Planning strategies to maximize a legitimate deduction
Strategic planning can help you maximize a lawful deduction. For example, timing certain repairs to coincide with years of higher business income can make the deduction more valuable. If you are upgrading the office, keep invoices and note that the improvement is limited to the business area. When you move or change office size during the year, update your calculations immediately so you can apply the correct monthly percentage. For homeowners, consider whether a separate structure like a detached studio could qualify as a home office with a larger dedicated area.
Finally, consider using accounting software to categorize expenses throughout the year.

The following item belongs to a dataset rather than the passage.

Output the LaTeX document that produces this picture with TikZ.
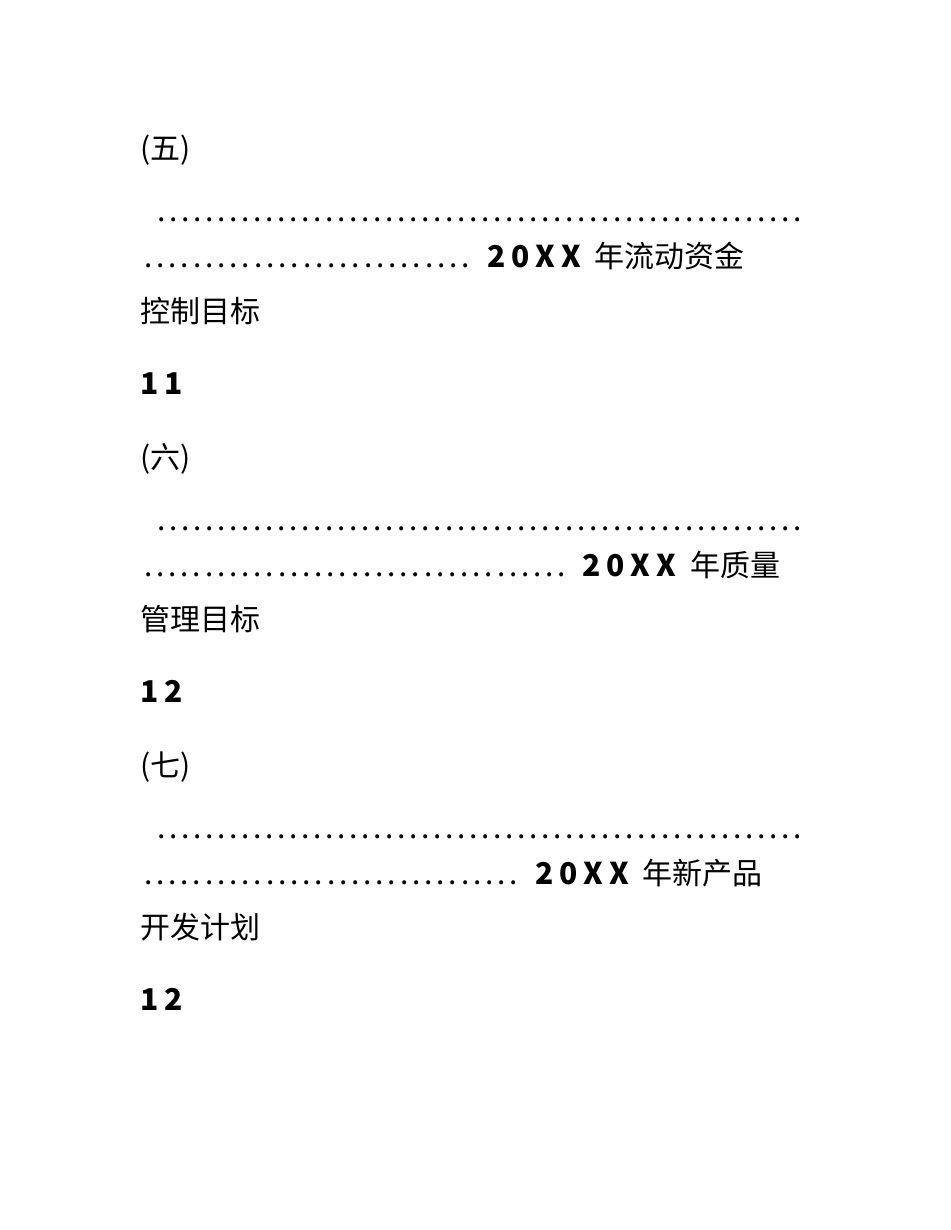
\documentclass[tikz,border=0pt]{standalone}
\usepackage{fontspec}
\setmainfont{Noto Sans CJK SC}
\usetikzlibrary{positioning}
\newcommand{\dotrow}[1]{\hbox to #1{\xleaders\hbox to 12pt{\hss.\hss}\hfill}}
\tikzset{
  line/.style={anchor=base west, inner sep=0pt, font=\fontsize{30}{36}\selectfont},
  num/.style={line, font=\fontsize{30}{36}\selectfont\bfseries\addfontfeature{LetterSpace=20}}
}
\begin{document}
\begin{tikzpicture}[x=1pt, y=-1pt]
  \useasboundingbox (0,0) rectangle (950,1230);

  % (五)
  \node[line] (h5) at (140,160) {(五)};
  \node[line] (d5a) at (155,222) {\dotrow{648pt}};
  \node[line] (d5b) at (142,268) {\dotrow{330pt}};
  \node[num] (y5) at (487,268) {20XX};
  \node[line] (t5) at (594,268) {年流动资金};
  \node[line] (u5) at (140,322) {控制目标};
  \node[num] (p5) at (140,394) {11};

  % (六)
  \node[line] (h6) at (140,468) {(六)};
  \node[line] (d6a) at (155,530) {\dotrow{648pt}};
  \node[line] (d6b) at (142,576) {\dotrow{426pt}};
  \node[num] (y6) at (582,576) {20XX};
  \node[line] (t6) at (690,576) {年质量};
  \node[line] (u6) at (140,630) {管理目标};
  \node[num] (p6) at (140,702) {12};

  % (七)
  \node[line] (h7) at (140,776) {(七)};
  \node[line] (d7a) at (155,838) {\dotrow{648pt}};
  \node[line] (d7b) at (142,884) {\dotrow{378pt}};
  \node[num] (y7) at (535,884) {20XX};
  \node[line] (t7) at (642,884) {年新产品};
  \node[line] (u7) at (140,938) {开发计划};
  \node[num] (p7) at (140,1010) {12};
\end{tikzpicture}
\end{document}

A clean chart of accounts makes it easier to separate direct and indirect expenses and can create a clear audit trail that supports the deduction amount you claim.
Key takeaways for accurate home office deduction calculations
The actual expense method rewards taxpayers who maintain accurate records and apply a clear business use percentage. When real costs are high, the method often produces a deduction that significantly exceeds the simplified method. By carefully tracking expenses, documenting office measurements, and understanding how direct and indirect expenses interact, you can calculate a reliable deduction that aligns with IRS guidance. Use the calculator above to estimate your deduction, then cross check the results against your own records and the official IRS guidance before filing. The time invested in a precise calculation can translate into real tax savings and a more defensible return.